The Federal Government has pushed back the deadline for applications to the National Digital Economy Research Clusters under Project BRIDGE. Originally set for April 13, 2026, submissions will now be accepted until April 27, 2026. The initiative falls under the broader Project BRIDGE, a federal effort aimed at advancing digital infrastructure and research capacity across Nigerian tertiary institutions. The extension is intended to allow more universities and research bodies additional time to prepare and submit proposals. Specific guidelines and eligibility criteria for the research clusters remain as previously outlined by the Federal Ministry of Communications, Innovation and Digital Economy. No further details were provided regarding the selection process or funding allocation for successful applicants. The government has not issued a statement on the number of institutions expected to benefit or the total budget earmarked for the project. Project BRIDGE continues to be one of the administration's flagship digital transformation programmes.
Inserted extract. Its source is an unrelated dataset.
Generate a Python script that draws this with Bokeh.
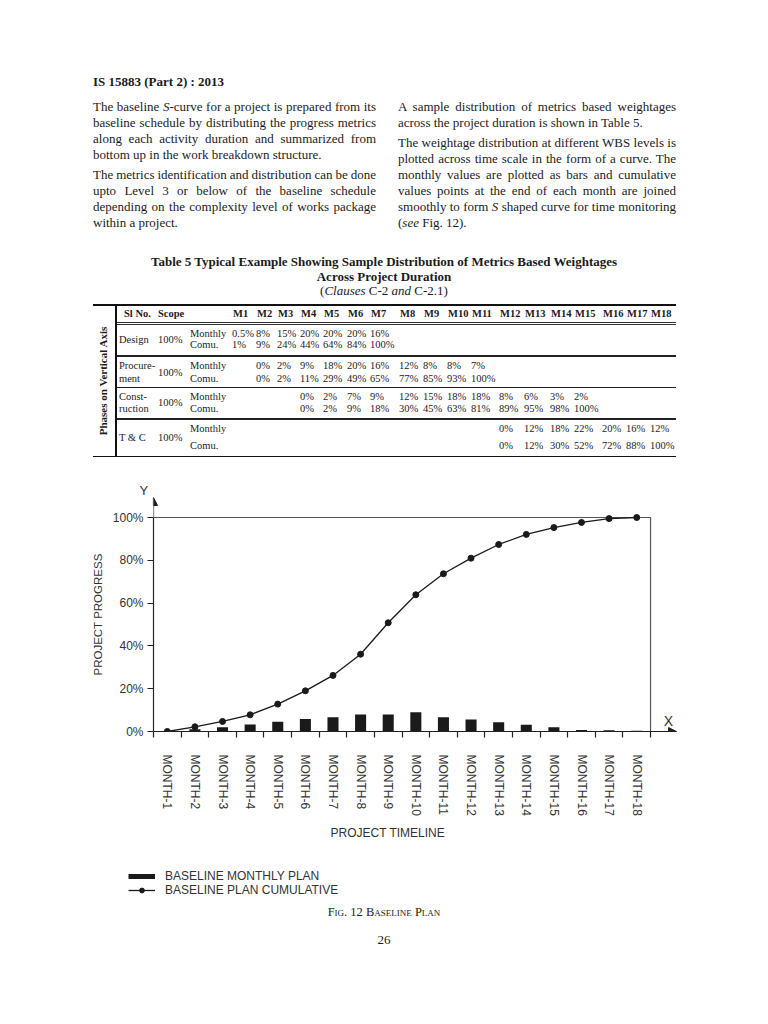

The extension of the Project BRIDGE application window exposes a recurring flaw in the federal government's rollout of high-profile tech initiatives—poor planning and compressed timelines. Minister Bosun Tijani's office, overseeing the project through the Ministry of Communications, Innovation and Digital Economy, set an initial deadline that clearly did not account for the bureaucratic and logistical realities Nigerian institutions face when compiling research proposals. Giving universities just over a month from announcement to submission suggests a disconnect between policy design and academic operational capacity.
This is not merely an administrative delay but a signal of deeper structural issues in how digital transformation projects are managed. The original April 13 deadline risked excluding qualified institutions, particularly public universities grappling with funding shortages and understaffed research departments. By extending the date, the government tacitly acknowledges the impracticality of its initial timeline, undermining confidence in its project sequencing.
For Nigerian researchers and tech-focused academics, this delay offers temporary relief but raises concerns about the consistency and reliability of federal innovation funding cycles. Those in STEM departments at second-tier universities, often with limited grant-writing support, are most affected.
This follows a pattern where ambitious tech policies—like the National Digital Economy Policy and Strategy—are launched with fanfare but implemented in fits and starts, eroding long-term trust in government-led digital reform.